In her parish, for example, she’s teaming up youths and prayer shawl ministry members to collaborate on a project to create waterproof sleeping mats for people who are homeless. The project will start out simple: Prayer shawl ministry members will teach the youths to knit and crochet first. They’ll make dish clothes to be distributed during the youths’ mission trip this summer to the Appalachians. It’s about building relationships, Sheil said.

Maintaining the sense of community that comes from bigger, diocesan events while encouraging more local service projects spread across a greater length of time is important, said Jasmine Tone, coordinator of youth ministry for the Davenport West Cluster.

Youths in her cluster (St.

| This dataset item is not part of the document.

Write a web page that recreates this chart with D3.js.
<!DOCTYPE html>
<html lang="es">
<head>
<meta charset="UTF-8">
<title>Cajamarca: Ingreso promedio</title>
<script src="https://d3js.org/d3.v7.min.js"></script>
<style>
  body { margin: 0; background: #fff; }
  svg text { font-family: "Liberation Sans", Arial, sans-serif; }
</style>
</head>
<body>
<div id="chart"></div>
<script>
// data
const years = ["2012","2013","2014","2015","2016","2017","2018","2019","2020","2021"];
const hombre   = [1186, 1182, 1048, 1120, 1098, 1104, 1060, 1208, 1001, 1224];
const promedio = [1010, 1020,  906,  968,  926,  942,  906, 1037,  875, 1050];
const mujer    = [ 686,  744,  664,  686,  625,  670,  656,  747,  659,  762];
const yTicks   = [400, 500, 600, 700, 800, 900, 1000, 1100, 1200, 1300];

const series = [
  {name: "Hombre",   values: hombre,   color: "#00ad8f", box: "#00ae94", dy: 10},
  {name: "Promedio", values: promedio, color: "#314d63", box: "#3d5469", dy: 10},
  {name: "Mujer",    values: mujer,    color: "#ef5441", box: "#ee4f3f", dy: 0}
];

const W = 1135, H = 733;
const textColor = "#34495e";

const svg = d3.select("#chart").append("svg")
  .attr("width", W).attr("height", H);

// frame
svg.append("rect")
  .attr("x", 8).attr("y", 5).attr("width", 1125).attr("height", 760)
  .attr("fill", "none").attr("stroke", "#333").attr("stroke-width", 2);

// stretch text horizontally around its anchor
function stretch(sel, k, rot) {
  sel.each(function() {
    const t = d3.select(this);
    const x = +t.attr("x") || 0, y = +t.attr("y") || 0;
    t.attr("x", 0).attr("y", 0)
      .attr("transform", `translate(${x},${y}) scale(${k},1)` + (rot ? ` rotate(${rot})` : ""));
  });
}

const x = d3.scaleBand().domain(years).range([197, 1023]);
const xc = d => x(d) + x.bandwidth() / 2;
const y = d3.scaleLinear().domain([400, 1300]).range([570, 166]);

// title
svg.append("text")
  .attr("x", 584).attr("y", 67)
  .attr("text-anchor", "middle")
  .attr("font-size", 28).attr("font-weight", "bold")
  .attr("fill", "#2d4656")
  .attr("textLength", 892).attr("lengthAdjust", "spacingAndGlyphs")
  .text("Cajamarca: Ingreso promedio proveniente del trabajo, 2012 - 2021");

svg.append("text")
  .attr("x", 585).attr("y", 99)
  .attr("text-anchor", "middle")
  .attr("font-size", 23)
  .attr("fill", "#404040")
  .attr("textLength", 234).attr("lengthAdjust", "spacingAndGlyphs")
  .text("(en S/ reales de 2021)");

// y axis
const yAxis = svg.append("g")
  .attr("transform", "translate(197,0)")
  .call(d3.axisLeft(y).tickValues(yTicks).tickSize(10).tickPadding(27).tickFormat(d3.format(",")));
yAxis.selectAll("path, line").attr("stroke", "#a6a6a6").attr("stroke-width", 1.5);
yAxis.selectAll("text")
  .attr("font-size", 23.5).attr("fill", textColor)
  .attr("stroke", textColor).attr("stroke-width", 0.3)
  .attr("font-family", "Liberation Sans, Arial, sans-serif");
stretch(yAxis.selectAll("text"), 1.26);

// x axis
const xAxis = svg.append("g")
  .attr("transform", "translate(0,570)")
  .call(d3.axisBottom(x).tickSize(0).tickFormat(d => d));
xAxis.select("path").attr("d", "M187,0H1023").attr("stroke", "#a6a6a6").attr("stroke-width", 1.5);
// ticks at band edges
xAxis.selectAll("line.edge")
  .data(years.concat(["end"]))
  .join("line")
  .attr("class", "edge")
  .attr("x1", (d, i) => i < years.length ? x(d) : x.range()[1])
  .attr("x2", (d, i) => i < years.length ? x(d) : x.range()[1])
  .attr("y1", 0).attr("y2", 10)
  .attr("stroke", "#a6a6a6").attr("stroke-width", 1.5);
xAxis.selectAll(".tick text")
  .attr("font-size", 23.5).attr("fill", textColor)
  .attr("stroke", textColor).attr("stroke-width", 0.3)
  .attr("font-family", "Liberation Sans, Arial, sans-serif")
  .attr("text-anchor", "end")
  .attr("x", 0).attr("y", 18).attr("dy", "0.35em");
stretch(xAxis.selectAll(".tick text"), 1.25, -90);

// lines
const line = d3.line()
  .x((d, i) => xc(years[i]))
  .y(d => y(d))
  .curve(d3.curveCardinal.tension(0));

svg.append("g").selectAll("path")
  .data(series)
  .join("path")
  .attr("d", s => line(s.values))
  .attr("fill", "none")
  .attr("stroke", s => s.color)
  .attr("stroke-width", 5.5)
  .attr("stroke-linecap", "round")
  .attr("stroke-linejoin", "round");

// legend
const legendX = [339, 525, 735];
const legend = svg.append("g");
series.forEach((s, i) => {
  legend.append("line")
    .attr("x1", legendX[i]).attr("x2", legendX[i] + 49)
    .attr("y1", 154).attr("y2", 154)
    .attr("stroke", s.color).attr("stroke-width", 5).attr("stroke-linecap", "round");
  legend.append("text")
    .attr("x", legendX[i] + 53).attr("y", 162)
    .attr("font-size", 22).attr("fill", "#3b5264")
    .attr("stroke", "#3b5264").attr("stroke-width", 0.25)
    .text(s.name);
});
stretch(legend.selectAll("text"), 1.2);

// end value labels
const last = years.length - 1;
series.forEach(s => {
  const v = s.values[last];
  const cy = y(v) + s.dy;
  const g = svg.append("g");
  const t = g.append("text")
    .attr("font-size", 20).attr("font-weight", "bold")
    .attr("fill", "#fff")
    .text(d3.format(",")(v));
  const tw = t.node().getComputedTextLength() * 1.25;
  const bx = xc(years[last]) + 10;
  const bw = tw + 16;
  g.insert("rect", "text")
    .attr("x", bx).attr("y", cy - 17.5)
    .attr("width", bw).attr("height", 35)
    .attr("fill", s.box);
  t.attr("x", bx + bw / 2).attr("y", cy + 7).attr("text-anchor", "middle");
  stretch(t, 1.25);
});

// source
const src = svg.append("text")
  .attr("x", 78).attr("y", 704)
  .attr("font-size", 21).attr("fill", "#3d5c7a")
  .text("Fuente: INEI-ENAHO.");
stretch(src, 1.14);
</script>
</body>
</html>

Alphonsus and St. Mary parishes in Davenport and St. Peter Parish in Buffalo) will pull weeds and garden at Eagles’ Wings Retreat Center in Davenport on June 20 and clean St. Mary’s in July. Another project is in the works. Tone sees Step Out to Serve as “an opportunity for youths to recognize what they can do locally.” The celebration on Sept. 8 will allow them to see what other parishes did, and “we’ll have the fire to do even more.”

Adams said he grew up participating in Catholics in Action. He sees Step Out to Serve as a way to “instill the desire to serve and to draw awareness to the fact that it is an essential part of our Catholic identity.”

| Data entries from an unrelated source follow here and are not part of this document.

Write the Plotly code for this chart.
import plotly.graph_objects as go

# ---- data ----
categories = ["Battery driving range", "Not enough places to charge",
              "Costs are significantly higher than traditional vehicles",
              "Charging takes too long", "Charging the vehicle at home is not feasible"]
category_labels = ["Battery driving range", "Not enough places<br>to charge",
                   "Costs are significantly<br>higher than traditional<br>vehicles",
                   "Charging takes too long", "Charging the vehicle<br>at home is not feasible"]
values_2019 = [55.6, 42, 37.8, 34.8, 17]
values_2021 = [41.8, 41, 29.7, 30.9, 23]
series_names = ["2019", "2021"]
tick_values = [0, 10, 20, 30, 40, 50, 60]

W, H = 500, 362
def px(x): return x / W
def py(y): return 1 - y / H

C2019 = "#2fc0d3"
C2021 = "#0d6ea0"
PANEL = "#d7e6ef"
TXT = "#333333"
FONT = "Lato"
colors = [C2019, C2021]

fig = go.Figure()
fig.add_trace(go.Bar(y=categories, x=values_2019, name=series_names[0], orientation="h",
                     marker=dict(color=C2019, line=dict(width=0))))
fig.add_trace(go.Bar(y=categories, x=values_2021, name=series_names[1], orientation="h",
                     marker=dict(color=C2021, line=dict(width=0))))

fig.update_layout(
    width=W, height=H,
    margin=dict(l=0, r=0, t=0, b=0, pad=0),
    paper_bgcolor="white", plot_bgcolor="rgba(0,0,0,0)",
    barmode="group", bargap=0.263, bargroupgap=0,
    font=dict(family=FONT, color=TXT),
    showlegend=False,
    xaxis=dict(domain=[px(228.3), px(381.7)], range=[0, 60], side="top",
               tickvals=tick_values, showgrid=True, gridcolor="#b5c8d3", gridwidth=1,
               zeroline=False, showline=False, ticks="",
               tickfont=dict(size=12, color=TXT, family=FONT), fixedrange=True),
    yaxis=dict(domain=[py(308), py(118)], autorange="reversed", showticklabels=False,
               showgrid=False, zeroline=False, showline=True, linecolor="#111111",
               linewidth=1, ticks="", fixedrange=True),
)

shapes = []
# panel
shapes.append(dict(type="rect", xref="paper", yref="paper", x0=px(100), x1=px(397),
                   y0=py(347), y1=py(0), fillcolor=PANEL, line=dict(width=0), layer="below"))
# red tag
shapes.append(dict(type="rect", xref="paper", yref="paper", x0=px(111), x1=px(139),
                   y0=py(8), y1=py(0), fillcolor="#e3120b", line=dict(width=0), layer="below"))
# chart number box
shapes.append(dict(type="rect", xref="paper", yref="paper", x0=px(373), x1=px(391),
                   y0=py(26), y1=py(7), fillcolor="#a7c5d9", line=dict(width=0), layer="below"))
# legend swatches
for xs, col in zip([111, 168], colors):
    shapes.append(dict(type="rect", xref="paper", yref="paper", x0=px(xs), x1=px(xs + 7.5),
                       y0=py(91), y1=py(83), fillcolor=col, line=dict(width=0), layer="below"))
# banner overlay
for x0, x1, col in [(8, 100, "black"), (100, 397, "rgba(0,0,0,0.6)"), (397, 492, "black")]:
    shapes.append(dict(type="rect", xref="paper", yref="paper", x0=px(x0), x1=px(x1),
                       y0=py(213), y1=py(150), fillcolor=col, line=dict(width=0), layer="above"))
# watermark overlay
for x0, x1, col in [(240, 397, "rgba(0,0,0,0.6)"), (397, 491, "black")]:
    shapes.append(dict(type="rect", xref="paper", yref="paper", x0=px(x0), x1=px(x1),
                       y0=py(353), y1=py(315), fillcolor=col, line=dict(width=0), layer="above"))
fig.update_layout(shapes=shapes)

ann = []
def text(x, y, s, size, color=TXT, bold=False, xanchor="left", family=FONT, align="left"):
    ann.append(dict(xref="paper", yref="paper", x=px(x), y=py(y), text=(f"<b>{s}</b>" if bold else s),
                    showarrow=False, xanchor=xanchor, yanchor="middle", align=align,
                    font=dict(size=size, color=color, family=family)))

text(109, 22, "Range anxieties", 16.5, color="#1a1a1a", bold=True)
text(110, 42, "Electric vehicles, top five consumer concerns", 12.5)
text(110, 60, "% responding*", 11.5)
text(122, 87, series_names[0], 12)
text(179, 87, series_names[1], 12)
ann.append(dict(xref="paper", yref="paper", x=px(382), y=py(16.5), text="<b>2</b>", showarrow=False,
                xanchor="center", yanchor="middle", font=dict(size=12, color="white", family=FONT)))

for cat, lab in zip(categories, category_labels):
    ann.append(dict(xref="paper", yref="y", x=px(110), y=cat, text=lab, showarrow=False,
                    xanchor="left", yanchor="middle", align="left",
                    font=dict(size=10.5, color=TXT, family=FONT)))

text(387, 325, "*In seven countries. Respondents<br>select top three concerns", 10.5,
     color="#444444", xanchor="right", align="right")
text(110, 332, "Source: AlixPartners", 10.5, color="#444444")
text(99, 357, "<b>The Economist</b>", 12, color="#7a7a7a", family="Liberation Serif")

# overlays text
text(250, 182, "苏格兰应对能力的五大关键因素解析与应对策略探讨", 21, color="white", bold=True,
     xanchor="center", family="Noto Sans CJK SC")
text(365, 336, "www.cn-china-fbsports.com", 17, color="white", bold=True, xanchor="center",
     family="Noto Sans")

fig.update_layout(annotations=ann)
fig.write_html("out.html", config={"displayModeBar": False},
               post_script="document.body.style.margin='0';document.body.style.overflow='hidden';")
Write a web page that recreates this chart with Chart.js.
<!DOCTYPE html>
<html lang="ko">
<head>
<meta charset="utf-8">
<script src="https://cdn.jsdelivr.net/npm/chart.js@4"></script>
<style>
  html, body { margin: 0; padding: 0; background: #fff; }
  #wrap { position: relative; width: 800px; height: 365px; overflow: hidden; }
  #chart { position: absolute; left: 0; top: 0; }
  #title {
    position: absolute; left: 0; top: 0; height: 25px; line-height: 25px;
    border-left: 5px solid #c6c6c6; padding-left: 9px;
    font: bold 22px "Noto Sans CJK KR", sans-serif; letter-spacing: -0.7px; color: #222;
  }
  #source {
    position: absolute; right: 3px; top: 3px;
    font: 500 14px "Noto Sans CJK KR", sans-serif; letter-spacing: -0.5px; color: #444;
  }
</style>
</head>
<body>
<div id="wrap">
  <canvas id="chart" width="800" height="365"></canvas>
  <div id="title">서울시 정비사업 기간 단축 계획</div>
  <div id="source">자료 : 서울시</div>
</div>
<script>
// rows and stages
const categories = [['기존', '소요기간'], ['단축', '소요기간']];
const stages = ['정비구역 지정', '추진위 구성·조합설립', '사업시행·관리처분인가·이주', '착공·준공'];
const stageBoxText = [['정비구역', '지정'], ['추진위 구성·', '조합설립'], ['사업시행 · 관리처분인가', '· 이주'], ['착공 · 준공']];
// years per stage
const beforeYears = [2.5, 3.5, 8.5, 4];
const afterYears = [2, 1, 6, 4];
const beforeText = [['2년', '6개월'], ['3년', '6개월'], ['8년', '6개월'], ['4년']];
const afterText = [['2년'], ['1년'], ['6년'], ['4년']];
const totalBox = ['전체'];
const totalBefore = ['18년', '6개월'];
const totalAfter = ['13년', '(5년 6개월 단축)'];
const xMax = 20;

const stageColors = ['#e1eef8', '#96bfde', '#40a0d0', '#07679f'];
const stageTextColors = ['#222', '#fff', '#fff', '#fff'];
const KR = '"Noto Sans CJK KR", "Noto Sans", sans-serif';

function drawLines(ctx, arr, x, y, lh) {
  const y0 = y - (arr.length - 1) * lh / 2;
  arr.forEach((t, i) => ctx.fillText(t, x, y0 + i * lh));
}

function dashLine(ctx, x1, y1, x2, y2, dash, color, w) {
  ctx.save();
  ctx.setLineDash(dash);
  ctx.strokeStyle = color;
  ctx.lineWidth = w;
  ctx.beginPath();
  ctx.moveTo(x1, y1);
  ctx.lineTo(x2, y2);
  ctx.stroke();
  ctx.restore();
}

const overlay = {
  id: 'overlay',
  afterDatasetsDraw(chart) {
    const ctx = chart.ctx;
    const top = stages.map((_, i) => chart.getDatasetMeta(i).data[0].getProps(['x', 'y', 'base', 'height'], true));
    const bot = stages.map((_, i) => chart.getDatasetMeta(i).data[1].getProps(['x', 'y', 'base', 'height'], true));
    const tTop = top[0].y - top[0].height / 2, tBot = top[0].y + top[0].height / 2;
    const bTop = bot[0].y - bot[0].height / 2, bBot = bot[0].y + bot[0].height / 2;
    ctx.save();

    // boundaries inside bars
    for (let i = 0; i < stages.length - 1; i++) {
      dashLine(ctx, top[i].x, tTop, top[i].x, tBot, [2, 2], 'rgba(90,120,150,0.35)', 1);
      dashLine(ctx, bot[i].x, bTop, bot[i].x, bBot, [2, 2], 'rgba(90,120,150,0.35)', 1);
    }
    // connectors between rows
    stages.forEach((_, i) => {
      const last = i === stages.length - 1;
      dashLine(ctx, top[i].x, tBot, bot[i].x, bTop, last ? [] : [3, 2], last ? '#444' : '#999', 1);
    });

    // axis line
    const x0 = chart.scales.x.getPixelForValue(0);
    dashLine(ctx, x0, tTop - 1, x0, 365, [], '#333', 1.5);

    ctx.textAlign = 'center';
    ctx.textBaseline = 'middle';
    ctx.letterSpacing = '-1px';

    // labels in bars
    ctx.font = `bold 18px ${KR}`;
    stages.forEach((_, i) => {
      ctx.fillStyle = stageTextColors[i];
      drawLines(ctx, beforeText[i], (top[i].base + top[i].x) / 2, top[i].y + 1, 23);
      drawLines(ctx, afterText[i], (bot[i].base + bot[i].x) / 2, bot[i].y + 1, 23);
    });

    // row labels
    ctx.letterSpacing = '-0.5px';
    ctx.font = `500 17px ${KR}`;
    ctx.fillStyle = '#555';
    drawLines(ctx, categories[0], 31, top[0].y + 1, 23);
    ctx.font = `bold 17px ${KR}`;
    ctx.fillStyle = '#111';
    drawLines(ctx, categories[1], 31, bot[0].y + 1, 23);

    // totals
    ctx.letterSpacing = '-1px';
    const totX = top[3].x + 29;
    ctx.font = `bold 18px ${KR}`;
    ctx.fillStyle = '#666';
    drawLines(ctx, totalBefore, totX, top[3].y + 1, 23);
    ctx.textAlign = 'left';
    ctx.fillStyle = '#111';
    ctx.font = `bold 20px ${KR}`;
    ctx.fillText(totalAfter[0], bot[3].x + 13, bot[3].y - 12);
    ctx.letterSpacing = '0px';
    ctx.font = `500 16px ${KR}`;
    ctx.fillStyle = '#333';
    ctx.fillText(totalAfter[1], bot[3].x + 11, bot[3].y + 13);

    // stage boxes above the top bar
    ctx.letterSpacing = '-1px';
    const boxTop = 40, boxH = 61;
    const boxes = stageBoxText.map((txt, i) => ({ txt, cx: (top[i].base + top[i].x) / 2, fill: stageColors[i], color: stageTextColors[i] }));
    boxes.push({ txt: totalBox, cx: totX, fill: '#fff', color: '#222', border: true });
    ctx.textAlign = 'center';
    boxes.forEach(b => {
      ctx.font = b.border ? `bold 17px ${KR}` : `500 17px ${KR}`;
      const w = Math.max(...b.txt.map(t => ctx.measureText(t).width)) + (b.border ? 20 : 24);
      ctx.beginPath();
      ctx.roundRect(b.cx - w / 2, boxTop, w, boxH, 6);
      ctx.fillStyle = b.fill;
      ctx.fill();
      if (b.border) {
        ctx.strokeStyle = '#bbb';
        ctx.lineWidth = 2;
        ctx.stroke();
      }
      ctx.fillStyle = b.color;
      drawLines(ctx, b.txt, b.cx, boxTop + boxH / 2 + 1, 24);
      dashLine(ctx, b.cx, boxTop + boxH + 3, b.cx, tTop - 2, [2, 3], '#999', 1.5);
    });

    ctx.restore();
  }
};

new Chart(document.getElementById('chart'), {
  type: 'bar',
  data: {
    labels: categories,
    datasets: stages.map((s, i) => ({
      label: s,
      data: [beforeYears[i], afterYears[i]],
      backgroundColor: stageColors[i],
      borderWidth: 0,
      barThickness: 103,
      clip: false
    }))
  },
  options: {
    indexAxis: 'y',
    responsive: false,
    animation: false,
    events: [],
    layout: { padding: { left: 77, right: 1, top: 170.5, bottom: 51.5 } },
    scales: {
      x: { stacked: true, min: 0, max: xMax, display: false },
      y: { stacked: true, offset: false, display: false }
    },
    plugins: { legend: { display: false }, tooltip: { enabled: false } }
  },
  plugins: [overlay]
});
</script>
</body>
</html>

Fairly new to his position at Lourdes, he said he’s looking forward to connecting with youths and families in service throughout the summer. For starters, he’s offering high school Bible study and middle school open gym events. He’s working to partner with the local Chick fil-A to host the Bible study a couple of times to make it inviting for the youths.

The Sept. 8 celebration will help youths to build a sense of connection with the rest of the diocese. But the bigger goal is to “draw awareness and make people feel empowered so that they can be stewards of service and change in their own communities, Adams said. “It’s what we’re called to do in our everyday lives as Catholics.”